The real lift, he added, comes during festivals. “During festive periods, there is always a jump in ad spend because companies want to acquire more customers. That continues to be true, driven by both quick commerce platforms and the brands.” “Ad revenue will increase. There might be some small impact here and there, but overall, this is the time when everyone is willing to spend.”
E-commerce vs quick commerce
On the e-commerce side, Meena noted that most of this year’s marketing spends are already committed. “Most marketing allocations — around 80 percent are already locked in. Brands have already decided on the properties and media programming they wanted.” He underlined the category split: “Ad revenue for e-commerce will also increase. Big-ticket items like smartphones and appliances are still driven by e-commerce, and they have bigger budgets. FMCG spends a lot on quick commerce, but remember, for FMCG the biggest marketing spends are still on TV and print.”
Instead, the focus will shift toward communicating value to consumers. “What we will see now is a focus on highlighting cost savings for customers due to GST. The messaging will be: this is the best time to purchase, because A) there are festival discounts, and B) there are GST benefits. The focus will shift from acquiring new customers to ensuring existing customers perceive this as a high-value moment to spend. You can expect new creatives and ad campaigns built around that.”
Inventory dynamics and the absence of gaming advertisers
Meena also flagged a structural shift. “This period is always when big players spend the most. But in my view, the bigger change is the absence of real-money gaming companies, who used to spend heavily. That money is gone, which means inventory is now cheaper. For some brands, that makes it easier to buy.”
He added that D2C companies are also stepping up investments — but with a narrower focus. “They don’t invest much in TV or print — their focus is on digital performance marketing. They will ramp up spending on Amazon, Flipkart, quick commerce platforms, Facebook, and Google Search, because that’s where most of their traffic comes from.”
Festive Season Drive Digital Ad Surge
Ankur Bisen, Senior Partner, The Knowledge Company, said, "One has to look at quick commerce in the context of overall consumption. Total commerce is still about 80% traditional retail and 20% digital, and marketing expenditure follows that split. Within quick commerce, some brands may increase digital spends, but at an India level, the larger 80–20 balance holds.
He believes consumer sentiment will be the bigger driver. “What does change is that consumers now have a little extra money in their pockets. How they react to it — whether they spend immediately on those items, plan their purchases, or suspend purchases is largely driven by overall sentiment.”
He said most FMCG marketing is still driven by local activations. “A large part of their marketing campaign is still driven by local activations, involving distributors and engaging retailers. It’s a multi-channel marketing approach.”
For niche or urban-focused brands, however, the impact may be sharper. “Brands that are heavily dependent on quick commerce or cater to urban consumption in select clusters — such as niche or differentiated players chasing a targeted audience where visibility is high may feel the impact. But for the broader consumption market, the effect remains limited.”

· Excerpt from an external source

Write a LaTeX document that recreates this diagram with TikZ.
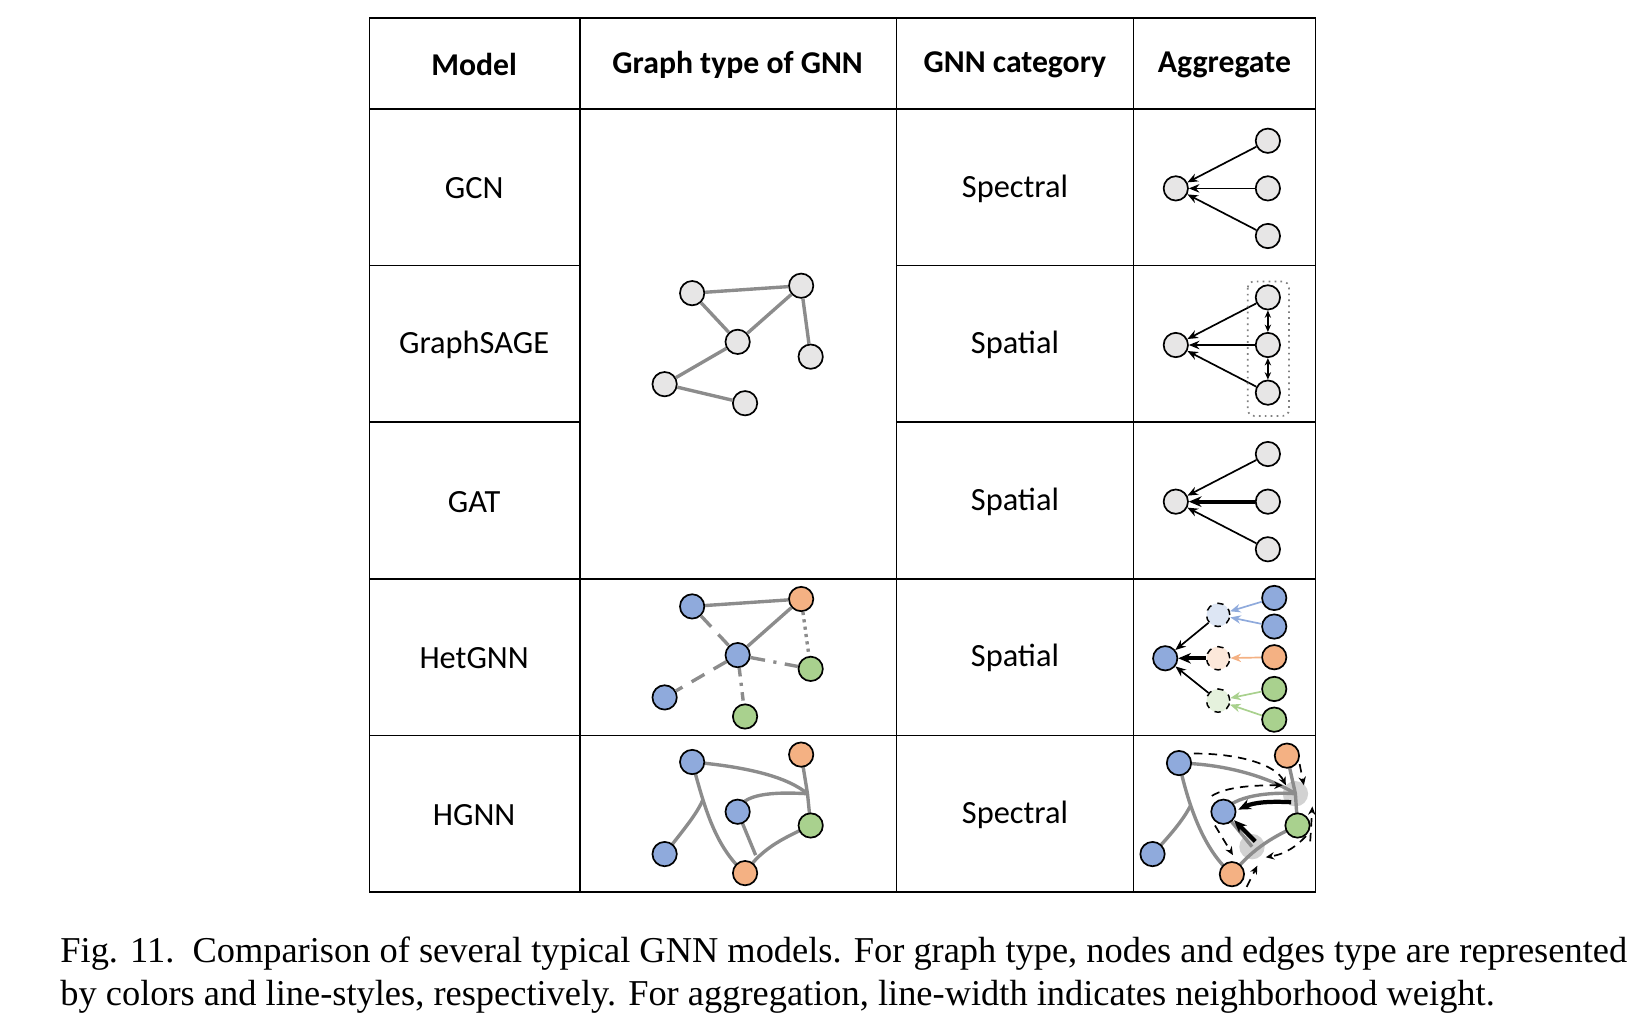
\documentclass[tikz,border=0pt]{standalone}
\usepackage{fontspec}
\setmainfont{Liberation Serif}
\newfontfamily\cellfont{Carlito}
\usetikzlibrary{arrows.meta}
\definecolor{nb}{HTML}{8FAADC}
\definecolor{no}{HTML}{F4B183}
\definecolor{ng}{HTML}{A9D18E}
\definecolor{ny}{HTML}{E7E6E6}
\definecolor{eg}{HTML}{8C8C8C}
\begin{document}
\begin{tikzpicture}[x=0.5pt,y=-0.5pt,
  cell/.style={font=\cellfont\fontsize{15.3}{17}\selectfont},
  head/.style={font=\cellfont\bfseries\fontsize{15}{17}\selectfont},
  gn/.style={circle,draw=black,line width=0.8pt,minimum size=11.5pt,inner sep=0},
  an/.style={circle,draw=black,line width=0.8pt,minimum size=11.5pt,inner sep=0},
  hn/.style={circle,draw=black,dashed,line width=0.7pt,minimum size=11pt,inner sep=0},
  ge/.style={eg,line width=1.6pt},
  ar/.style={-{Stealth[length=5pt,width=4pt]},line width=0.8pt},
  grid/.style={line width=0.8pt}]
\useasboundingbox (0,0) rectangle (1560,968);
% table grid
\draw[grid] (349,17) rectangle (1243,843);
\foreach \x in {548,847,1071} \draw[grid] (\x,17) -- (\x,843);
\draw[grid] (349,103) -- (1243,103);
\foreach \y in {251,399} {\draw[grid] (349,\y) -- (548,\y); \draw[grid] (847,\y) -- (1243,\y);}
\foreach \y in {547,695} \draw[grid] (349,\y) -- (1243,\y);
% headers
\node[head] (h1) at (448,61) {Model};
\node[head] (h2) at (697,61) {Graph type of GNN};
\node[head] (h3) at (959,61) {GNN category};
\node[head] (h4) at (1157,61) {Aggregate};
\foreach \n/\t/\y in {m1/GCN/178,m2/GraphSAGE/326,m3/GAT/474,m4/HetGNN/622,m5/HGNN/770} \node[cell] (\n) at (448,\y) {\t};
\foreach \n/\t/\y in {c1/Spectral/178,c2/Spatial/326,c3/Spatial/474,c4/Spatial/622,c5/Spectral/770} \node[cell] (\n) at (959,\y) {\t};
% homogeneous graph
\node[gn,fill=ny] (g1) at (654,277) {};
\node[gn,fill=ny] (g2) at (757,270) {};
\node[gn,fill=ny] (g3) at (697,323) {};
\node[gn,fill=ny] (g4) at (766,337) {};
\node[gn,fill=ny] (g5) at (628,363) {};
\node[gn,fill=ny] (g6) at (704,381) {};
\draw[ge] (g1)--(g2); \draw[ge] (g1)--(g3); \draw[ge] (g3)--(g2);
\draw[ge] (g2)--(g4); \draw[ge] (g3)--(g5); \draw[ge] (g5)--(g6);
% HetGNN graph
\node[gn,fill=nb] (h1n) at (654,573) {};
\node[gn,fill=no] (h2n) at (757,566) {};
\node[gn,fill=nb] (h3n) at (697,619) {};
\node[gn,fill=ng] (h4n) at (766,632) {};
\node[gn,fill=nb] (h5n) at (628,659) {};
\node[gn,fill=ng] (h6n) at (704,677) {};
\draw[ge] (h1n)--(h2n);
\draw[ge,dash pattern=on 7pt off 5pt] (h1n)--(h3n);
\draw[ge] (h3n)--(h2n);
\draw[ge,dash pattern=on 1.5pt off 2pt] (h2n)--(h4n);
\draw[ge,dash pattern=on 7pt off 4pt on 1.5pt off 4pt] (h3n)--(h4n);
\draw[ge,dash pattern=on 7pt off 5pt] (h3n)--(h5n);
\draw[ge,dash pattern=on 4pt off 3pt on 1.5pt off 3pt] (h3n)--(h6n);
% HGNN graph
\coordinate (e1) at (763,750);
\coordinate (e2) at (664,756);
\draw[ge] (654,720) .. controls (710,725) and (745,735) .. (e1);
\draw[ge] (757,713) -- (e1) -- (766,780);
\draw[ge] (697,767) .. controls (700,750) and (730,748) .. (e1);
\draw[ge] (654,720) .. controls (665,760) and (675,800) .. (704,825);
\draw[ge] (628,807) .. controls (645,785) and (658,770) .. (e2);
\draw[ge] (697,767) -- (714,808);
\draw[ge] (704,825) .. controls (720,800) and (745,790) .. (766,780);
\node[gn,fill=nb] (k1) at (654,720) {};
\node[gn,fill=no] (k2) at (757,713) {};
\node[gn,fill=nb] (k3) at (697,767) {};
\node[gn,fill=ng] (k4) at (766,780) {};
\node[gn,fill=nb] (k5) at (628,807) {};
\node[gn,fill=no] (k6) at (704,825) {};
% GCN / GraphSAGE / GAT aggregate
\foreach \r/\dy in {a/0,b/148,c/296} {
  \node[an,fill=ny] (\r0) at (1111,178+\dy) {};
  \node[an,fill=ny] (\r1) at (1198,133+\dy) {};
  \node[an,fill=ny] (\r2) at (1198,178+\dy) {};
  \node[an,fill=ny] (\r3) at (1198,223+\dy) {};
  \draw[ar] (\r1)--(\r0); \draw[ar] (\r3)--(\r0);
}
\draw[ar] (a2)--(a0); \draw[ar] (b2)--(b0);
\draw[-{Stealth[length=6pt,width=5pt]},line width=2pt] (c2)--(c0);
\draw[gray,dotted,line width=0.8pt,rounded corners=3] (1179,266) rectangle (1218,393);
\draw[{Stealth[length=3.5pt,width=3pt]}-{Stealth[length=3.5pt,width=3pt]},line width=0.6pt] (b1)--(b2);
\draw[{Stealth[length=3.5pt,width=3pt]}-{Stealth[length=3.5pt,width=3pt]},line width=0.6pt] (b2)--(b3);
% HetGNN aggregate
\node[an,fill=nb] (p0) at (1101,622) {};
\node[hn,fill=nb!30] (q1) at (1151,581) {};
\node[hn,fill=no!30] (q2) at (1151,622) {};
\node[hn,fill=ng!30] (q3) at (1151,662) {};
\node[an,fill=nb] (r1) at (1204,565) {};
\node[an,fill=nb] (r2) at (1204,592) {};
\node[an,fill=no] (r3) at (1204,621) {};
\node[an,fill=ng] (r4) at (1204,651) {};
\node[an,fill=ng] (r5) at (1204,680) {};
\draw[ar,nb] (r1)--(q1); \draw[ar,nb] (r2)--(q1);
\draw[ar,no] (r3)--(q2);
\draw[ar,ng] (r4)--(q3); \draw[ar,ng] (r5)--(q3);
\draw[ar] (q1)--(p0); \draw[ar] (q3)--(p0);
\draw[-{Stealth[length=6pt,width=5pt]},line width=2pt] (q2)--(p0);
% HGNN aggregate
\fill[ny!80!gray] (1224,750) circle (12);
\fill[ny!80!gray] (1183,800) circle (12);
\coordinate (s1) at (1224,750);
\coordinate (s2) at (1183,800);
\coordinate (s3) at (1125,761);
\draw[ge] (1114,721) .. controls (1160,722) and (1200,735) .. (s1);
\draw[ge] (1216,714) -- (s1) -- (1226,780);
\draw[ge] (1156,767) .. controls (1165,752) and (1200,748) .. (s1);
\draw[ge] (1114,721) .. controls (1125,770) and (1140,805) .. (1164,826);
\draw[ge] (1089,807) .. controls (1105,790) and (1118,775) .. (s3);
\draw[ge] (1156,767) -- (s2);
\draw[ge] (1164,826) .. controls (1185,800) and (1205,790) .. (1226,780);
\draw[-{Stealth[length=6pt,width=5pt]},line width=2pt] (1220,758) .. controls (1200,757) and (1185,758) .. (1170,765);
\draw[-{Stealth[length=6pt,width=5pt]},line width=2pt] (1186,795) -- (1166,775);
\node[an,fill=nb] (u1) at (1114,721) {};
\node[an,fill=no] (u2) at (1216,714) {};
\node[an,fill=nb] (u3) at (1156,767) {};
\node[an,fill=ng] (u4) at (1226,780) {};
\node[an,fill=nb] (u5) at (1089,807) {};
\node[an,fill=no] (u6) at (1164,826) {};
\tikzset{da/.style={-{Stealth[length=4pt,width=3.5pt]},line width=0.8pt,dash pattern=on 4pt off 3pt}}
\draw[da] (1128,712) .. controls (1170,712) and (1205,722) .. (1215,742);
\draw[da] (1145,752) .. controls (1160,743) and (1185,742) .. (1212,742);
\draw[da] (1228,722) -- (1232,742);
\draw[da] (1238,795) -- (1240,762);
\draw[da] (1234,790) .. controls (1220,805) and (1208,808) .. (1196,810);
\draw[da] (1148,780) -- (1165,808);
\draw[da] (1178,838) -- (1188,818);
% caption
\node[anchor=west,font=\fontsize{17.2}{20}\selectfont] (cap1) at (50,901) {Fig. 11.\enspace Comparison of several typical GNN models. For graph type, nodes and edges type are represented};
\node[anchor=west,font=\fontsize{17.2}{20}\selectfont] (cap2) at (50,942) {by colors and line-styles, respectively. For aggregation, line-width indicates neighborhood weight.};
\end{tikzpicture}
\end{document}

He added, “Festive season demand always spikes. The real question is whether this year’s spike will match or exceed last year’s, and that depends largely on consumer sentiment. The key is to gauge if consumers remain in a positive mood. Right now, with floods in North India and several pessimistic microeconomic factors at play, people are simply trying to get by and that context matters more.”
Digital acceleration continues
Somdutta Singh, Serial Entrepreneur, Founder and CEO, Assiduus Global, underlined that with GST rationalization making products cheaper, festive demand is expected to climb 15–20 percent. “Ad spending is also set to rise by around 10–12 percent overall, with digital advertising climbing even higher at 15–18 percent. That means more brands paying for in-app ads and sponsored spots, and platforms should see a solid boost in ad revenues this festive season. All signs point to brands putting more money into digital and performance channels so they can capture attention while buyers are more willing to spend.”

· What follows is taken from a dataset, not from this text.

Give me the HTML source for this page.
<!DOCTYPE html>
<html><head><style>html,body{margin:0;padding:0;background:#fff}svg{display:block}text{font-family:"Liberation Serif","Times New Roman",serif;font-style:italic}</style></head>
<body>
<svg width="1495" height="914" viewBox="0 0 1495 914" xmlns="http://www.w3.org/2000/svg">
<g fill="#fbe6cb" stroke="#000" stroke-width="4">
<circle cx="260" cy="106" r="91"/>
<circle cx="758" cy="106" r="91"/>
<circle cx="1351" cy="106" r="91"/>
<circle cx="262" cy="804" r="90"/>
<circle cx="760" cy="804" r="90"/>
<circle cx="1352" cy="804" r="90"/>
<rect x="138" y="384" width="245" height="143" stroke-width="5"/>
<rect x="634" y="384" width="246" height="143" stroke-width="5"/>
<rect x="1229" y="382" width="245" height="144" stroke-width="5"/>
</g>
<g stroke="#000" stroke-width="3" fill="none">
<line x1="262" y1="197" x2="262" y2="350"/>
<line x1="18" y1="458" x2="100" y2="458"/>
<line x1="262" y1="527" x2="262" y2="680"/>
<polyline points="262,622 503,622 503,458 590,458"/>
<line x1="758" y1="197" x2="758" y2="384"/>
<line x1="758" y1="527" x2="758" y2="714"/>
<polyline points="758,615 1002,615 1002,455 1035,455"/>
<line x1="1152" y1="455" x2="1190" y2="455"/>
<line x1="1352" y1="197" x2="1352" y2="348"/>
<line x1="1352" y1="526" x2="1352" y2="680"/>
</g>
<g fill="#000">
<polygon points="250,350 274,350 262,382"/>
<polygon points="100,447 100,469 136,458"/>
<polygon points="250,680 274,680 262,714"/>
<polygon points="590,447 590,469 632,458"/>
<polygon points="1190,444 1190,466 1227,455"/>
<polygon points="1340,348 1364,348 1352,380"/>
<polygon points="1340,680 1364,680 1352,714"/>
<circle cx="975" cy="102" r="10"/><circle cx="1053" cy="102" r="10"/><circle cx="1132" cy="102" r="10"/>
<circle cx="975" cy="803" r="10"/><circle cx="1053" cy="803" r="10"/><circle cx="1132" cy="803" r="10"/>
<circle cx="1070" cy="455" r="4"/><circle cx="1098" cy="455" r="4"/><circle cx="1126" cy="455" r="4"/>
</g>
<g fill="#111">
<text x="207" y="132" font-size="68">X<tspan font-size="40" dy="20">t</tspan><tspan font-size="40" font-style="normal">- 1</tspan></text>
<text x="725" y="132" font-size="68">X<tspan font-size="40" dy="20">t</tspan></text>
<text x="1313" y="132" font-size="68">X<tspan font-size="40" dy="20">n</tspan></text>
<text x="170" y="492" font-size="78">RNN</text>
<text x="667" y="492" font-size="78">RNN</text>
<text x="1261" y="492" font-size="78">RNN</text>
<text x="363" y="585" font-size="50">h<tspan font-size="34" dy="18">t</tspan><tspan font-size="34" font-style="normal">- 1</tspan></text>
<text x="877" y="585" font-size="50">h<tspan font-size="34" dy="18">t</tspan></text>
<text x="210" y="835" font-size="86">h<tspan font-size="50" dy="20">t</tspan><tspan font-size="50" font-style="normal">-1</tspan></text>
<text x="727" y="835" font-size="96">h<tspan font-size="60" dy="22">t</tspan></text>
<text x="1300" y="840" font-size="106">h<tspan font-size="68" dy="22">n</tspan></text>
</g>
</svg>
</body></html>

She noted that while advertising services continue to be taxed at 18 percent, brands are not backing off. “Digital ad spends are expected to grow, and many companies are prepared to absorb those costs because they see the surge in sales balancing it out. Cutting performance marketing just doesn’t make sense right now.”
Singh also warned that smaller sellers may face compliance friction. “Larger platforms like Amazon and Flipkart are already working closely with brands to handle compliance and manage sales planning. Smaller D2C players, on the other hand, run the risk of billing mismatches and compliance issues slowing them down.”
Efficiency over intensity
Ambika Sharma, Founder and Chief Strategist of Pulp Strategy, predicted more fine-tuning of spends. “Quick commerce thrives on performance-heavy digital spends, but I expect ad spends from these players to rise by 12–15 percent over the festive cycle. This is not just about more volume; it is about higher intensity of campaigns across categories like FMCG, personal care, food and beverages, and lifestyle products that thrive on quick commerce. I expect players to rebalance with more influencer-led and affiliate strategies where acquisition costs can be lower and more community driven. Organic discovery and loyalty programs will get more attention.”

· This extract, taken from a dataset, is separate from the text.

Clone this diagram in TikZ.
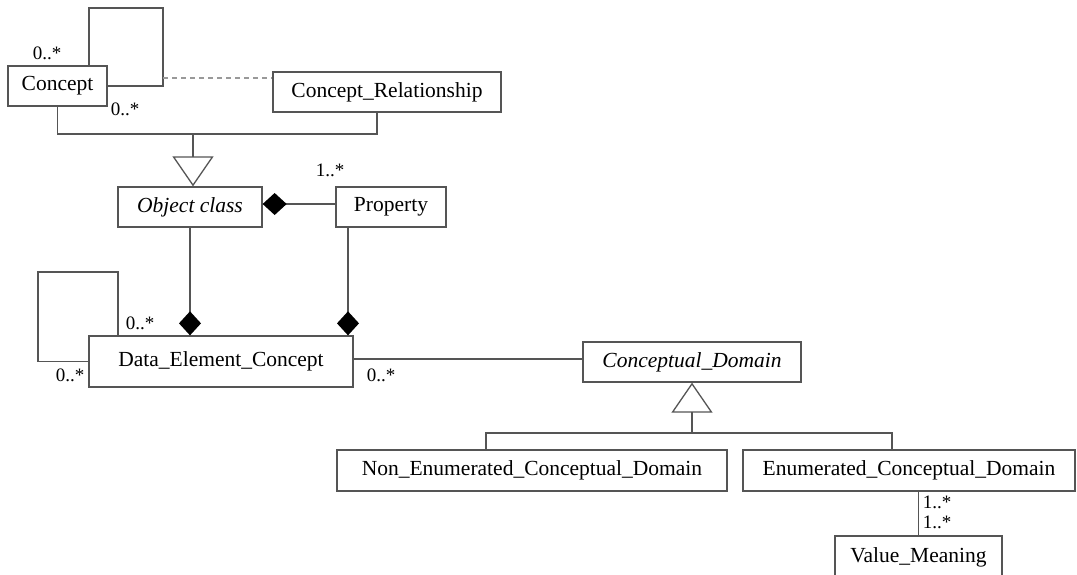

She added that campaigns will still be aggressive, but smarter. “Brands will be more selective about when they flood the market, focusing on peak consumption windows and category moments rather than continuous bursts. Efficiency will be the new watchword.”
Smaller brands, Sharma warned, may be squeezed hardest. “Larger platforms with deep pockets will continue spending, while smaller D2C and quick commerce brands may struggle to sustain high ad intensity. This divergence could widen the gap in visibility and accelerate consolidation.”